By Marianne Delorey, Ph.D.
“Good fences make good neighbors.” -Robert Frost
“Love thy neighbor as yourself but choose your neighborhood.” -Louise Beal
Stanley moved in below Lucy about a month ago. He heard fairly regular noises from above, but he gave her the benefit of the doubt as long as he could. The banging grew more frequent; Stanley started thinking she was intentionally making noise to upset him. The last time it woke him up in the middle of the night. Having lost sleep, he snapped at her when he saw her near the mailboxes the next day. At this point, Lucy had no idea that Stanley was bothered, but Stanley was at his wits’ end.
This is often how it starts. Another variant of the same problem is when Stanley goes directly to management without having spoken to the neighbor. If a conversation between neighbors can be had calmly, more details often help them figure out the problem noises together. Getting a landlord involved from the get-go often feels aggressive and puts people on the defense.
However, at the end of the day, sometimes landlords have to get involved. Often, a simple solution exists – put a rug under that chair, oil a squeaky hinge, or limit a problematic activity to non-sleeping hours. Landlords often can and do help mediate noise issues very successfully. But what happens when a noise problem is repeated, prolonged, and not easily solved?
Let’s look at two scenarios. In the first, Stanley lived in his own home for 50 years. He liked to read but could not concentrate if there was noise. But Stanley’s expectations were not reasonable. The person above him was allowed to live their life. She could talk on the phone, watch tv, and take a shower just like he would. So long as the “quiet hours” were observed with more care, the daytime noise complaints were not actionable. Yes, Stanley might be bothered, but the onus was on him to learn coping strategies for living in a community – use a white noise machine, read at the library, meditate, etc.
In the second scenario, Lucy is the problem.

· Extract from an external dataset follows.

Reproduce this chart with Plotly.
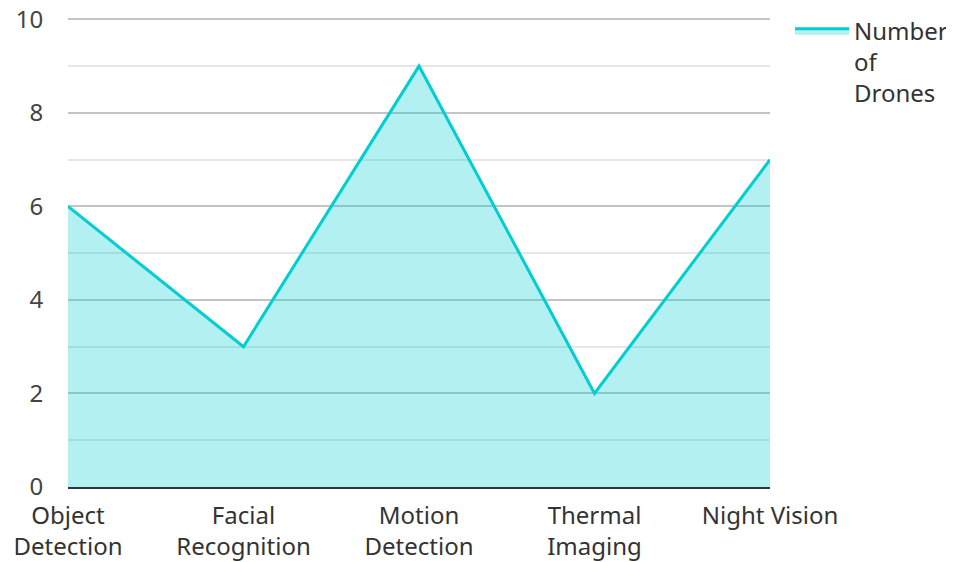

Stanley’s right to peaceful enjoyment is seriously altered when he cannot sleep because she is awake all night on the phone or singing along with her favorite music. When approached, Lucy cannot see reason and will not even talk to the landlord about ways she can reduce the noise level.
There is good and bad news for people looking for help from their landlord. The good news is that most leases contain a paragraph that outlines expectations: Your behavior is problematic when it interferes with the quiet enjoyment of the facility by other residents or when it interferes with the management of the property.
The bad news is that landlords are only given one tool – the lease. When a lease is broken, the landlord can try to talk to the tenant, but sometimes they have to go to court to resolve the issue. And court takes time. Often a lot of time. Sometimes, it is 6 months or longer between the first report of problematic behavior and a court date. Many neighbors, at this point, get very frustrated with us.
Robert Frost was right that good fences make good neighbors. However, in multifamily housing, families are closer than the property lines of country homes. In our case, I would revise the quote to say, “Respecting boundaries makes good neighbors.” If you can’t have the neighbor you want, be the neighbor you want and the landlord will straighten out the rest.